Plantations slowed the growth of cities and hindered the development of an advanced economy. Few merchant class folk existed. Most people were either a plantation owners or workers. A lack of a middle class meant few consumers, and many industries never arose to a great extent. Most goods were bought by the rich landowners, of whom there weren’t many. Thus instead of having them manufactured in the colonies, they simply imported them from England, paying the higher cost.
Socially, the landowners themselves communicated very little, since the size of their holdings made the population very spread out. Very few of them knew more than a few of the others, there was no reason to. Each plantation was its own, nearly self-sufficient, community. They grew most of their own food, and only needed outside contact to get clothing and a few other goods.
The biggest and most fundamental part of these communities was the workers. At first these were indentured servants. They were primarily men and worked from childhood until there twenties for little pay, at which point they were freed. The men were basically slaves for their early lives, and didn’t get much education. Once released, they couldn’t do much other than farm, so many did this. Unfortunately, prices of the primary crop, tobacco, were too low for many of them to make profits. Children of these servants often had no choice but to enter this mock slavery as well. The result was a very poor class and a very rich class, with very little chance for moving up in society.
The rift caused in white society by servants and owners was great. Hard feelings and grudges between mistreated servants and owners were prevalent.
These tensions were eventually relieved by an outside group, African slaves. Slaves were bought from Africa, and then served until their entire lives without pay and with little chance of becoming free. There was a monopoly on the slave trade and business of obtaining slaves from Africa and selling them in the New World. However, it was still cost effective for the plantation owners to buy large numbers of them. The practice of indentured servitude all but ended for this cheaper form of labor.

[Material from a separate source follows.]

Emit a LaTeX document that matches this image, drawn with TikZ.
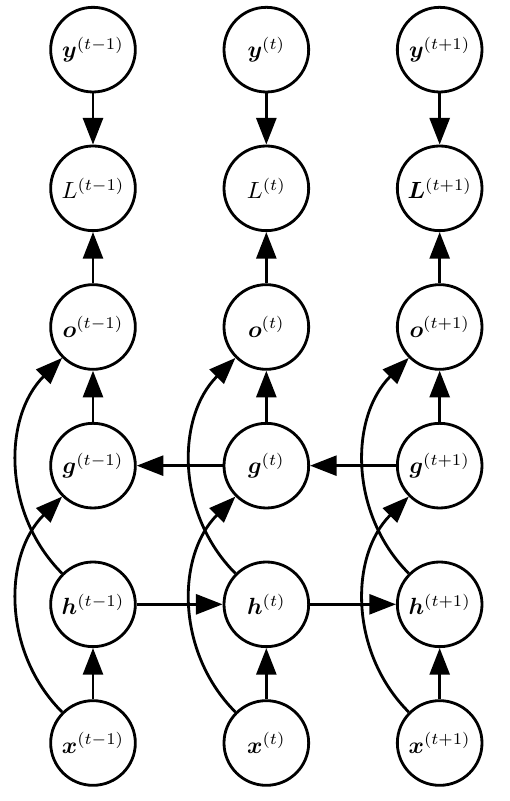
\documentclass[tikz,border=0pt]{standalone}
\usepackage{amsmath}
\usepackage{bm}
\usetikzlibrary{arrows.meta}
\tikzset{
unit/.style={draw=black, line width=1.2pt, circle, minimum size=1.27cm, inner sep=0pt},
link/.style={line width=1.2pt, -{Triangle[length=0.4cm,width=0.3cm]}},
}

\begin{document}
\begin{tikzpicture}
\useasboundingbox (-1.395,-0.87) rectangle (6.24,11.145);

\node[unit] (y1) at (0,10.4) {$\bm{y}^{(t-1)}$};
\node[unit] (y2) at (2.6,10.4) {$\bm{y}^{(t)}$};
\node[unit] (y3) at (5.2,10.4) {$\bm{y}^{(t+1)}$};

\node[unit] (L1) at (0,8.32) {$L^{(t-1)}$};
\node[unit] (L2) at (2.6,8.32) {$L^{(t)}$};
\node[unit] (L3) at (5.2,8.32) {$\bm{L}^{(t+1)}$};

\node[unit] (o1) at (0,6.24) {$\bm{o}^{(t-1)}$};
\node[unit] (o2) at (2.6,6.24) {$\bm{o}^{(t)}$};
\node[unit] (o3) at (5.2,6.24) {$\bm{o}^{(t+1)}$};

\node[unit] (g1) at (0,4.16) {$\bm{g}^{(t-1)}$};
\node[unit] (g2) at (2.6,4.16) {$\bm{g}^{(t)}$};
\node[unit] (g3) at (5.2,4.16) {$\bm{g}^{(t+1)}$};

\node[unit] (h1) at (0,2.08) {$\bm{h}^{(t-1)}$};
\node[unit] (h2) at (2.6,2.08) {$\bm{h}^{(t)}$};
\node[unit] (h3) at (5.2,2.08) {$\bm{h}^{(t+1)}$};

\node[unit] (x1) at (0,0) {$\bm{x}^{(t-1)}$};
\node[unit] (x2) at (2.6,0) {$\bm{x}^{(t)}$};
\node[unit] (x3) at (5.2,0) {$\bm{x}^{(t+1)}$};

% vertical links
\draw[link] (y1) -- (L1);
\draw[link] (y2) -- (L2);
\draw[link] (y3) -- (L3);
\draw[link] (o1) -- (L1);
\draw[link] (o2) -- (L2);
\draw[link] (o3) -- (L3);
\draw[link] (g1) -- (o1);
\draw[link] (g2) -- (o2);
\draw[link] (g3) -- (o3);
\draw[link] (x1) -- (h1);
\draw[link] (x2) -- (h2);
\draw[link] (x3) -- (h3);

% forward and backward states
\draw[link] (h1) -- (h2);
\draw[link] (h2) -- (h3);
\draw[link] (g2) -- (g1);
\draw[link] (g3) -- (g2);

% skip links
\draw[link] (h1) to[bend left=45] (o1);
\draw[link] (h2) to[bend left=45] (o2);
\draw[link] (h3) to[bend left=45] (o3);
\draw[link] (x1) to[bend left=45] (g1);
\draw[link] (x2) to[bend left=45] (g2);
\draw[link] (x3) to[bend left=45] (g3);

\end{tikzpicture}
\end{document}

Over time, it became one’s race that made one a slave, and not if one was bought as such. This racism became part of that society, and remains one even today. Blacks were not allowed to participate in the government or have influence in society.
While it is surely not a commendable practice, the Chesapeake society of the 1600s relied on cheap and free labor to make a profit. Tobacco costs, as mentioned, were low, and huge fields with lots of workers were the only way to grow it for a living. Plantations defined the growth and evolution of both the economical and social aspects of 17th century Chesapeake society.